Immigration Levels In Canada Essay Research Paper

Immigration Levels In Canada Essay, Research Paper

Economic problems come with high levels of immigration. Canada accepts more immigrants, in proportion to its population, than any other nation. Welcoming new arrivals is complicated and expensive. In 1992-93, almost $900 million will be spent on processing applications, enforcement, language training programs, etc. Large cities where immigrants tend to settle face strains on social services, while smaller communities can’t attract the skilled immigrants they need. In 1988, 161, 929 immigrants entered Canada, and an estimated 484 were infected with the HIV virus. A total $18.5 million was spent on treating the resulting HIV-related illness. Also, there was 2, 558 with heart disease and this cost $21.6 million to treat. Less obvious are the additional burdens refugees place on health, education, and social welfare systems. For example, many refugee children have been physically or mentally traumatized by their experiences, speak neither English nor French, and have never attended school. For some, perhaps as many as a third, adjust to the Canadian education system is impossible. As a result, these children will never learn the skills needed to function above a marginal level in Canadian society and may be permanently dependent on social welfare. On the other hand, many well-educated immigrants arrive to find their qualifications are not accepted in Canada. They are forced to take jobs beneath their abilities. The main qualification immigrants don’t have is the ability to speak English or French. Although some provinces, such as British Columbia and Manitoba, contribute some money, the multimillion dollar cost of teaching English as a second language falls largely on local school boards. The federal government is putting an additional $200 million into a program to increase the number of adult immigrants getting language instructions. Ottawa already spends $100 million a year on adult language training aimed at helping newcomers function in the workplace. Overall, immigrants cost Canadians lots of money, and therefore there should not be high levels of immigration.

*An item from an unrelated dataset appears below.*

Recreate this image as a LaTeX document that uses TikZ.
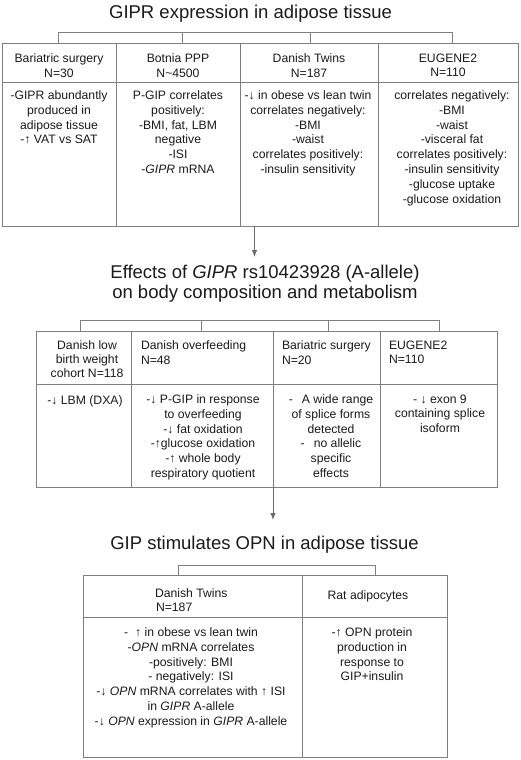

Immigrants can have a positive effect on Canadian society. To be an immigrant you must leave behind you everything that is familiar – your family, friends, culture, language, national identity – and journey to a strange and frozen land. This is not the kind of opportunity a useless immigrant will jump at. By nature, immigrants are motivated, dynamic, and vibrant people. For them, moving to a new country is a challenge. In their new homes, immigrants become consumers of goods and services; they are, in fact, net creators of work. People create markets, and markets create jobs. Expanding markets mean more efficient production of goods and services, which leads to higher standards of living. Declining markets mean lower standards of living. Among male immigrants, the labour force participation rate is 79.4% – one percent higher than Canadian-born males. And among women, the immigrant participation rate is 55.6% – more than three percentage points higher than Canadian-born women. Mr. Patel (a successful scientist) is an immigrant from Zimbabwe. He believes that it’s important to show that immigrants can and do succeed, and that they make contributions inside Canada as well as bringing world attention to our country. “No doubt there are handicaps for immigrants, but I guess there are handicaps all over the world,” says Mr. Patel. “You just can’t use them as an excuse.” Overall immigrants can be useful in Canadian society.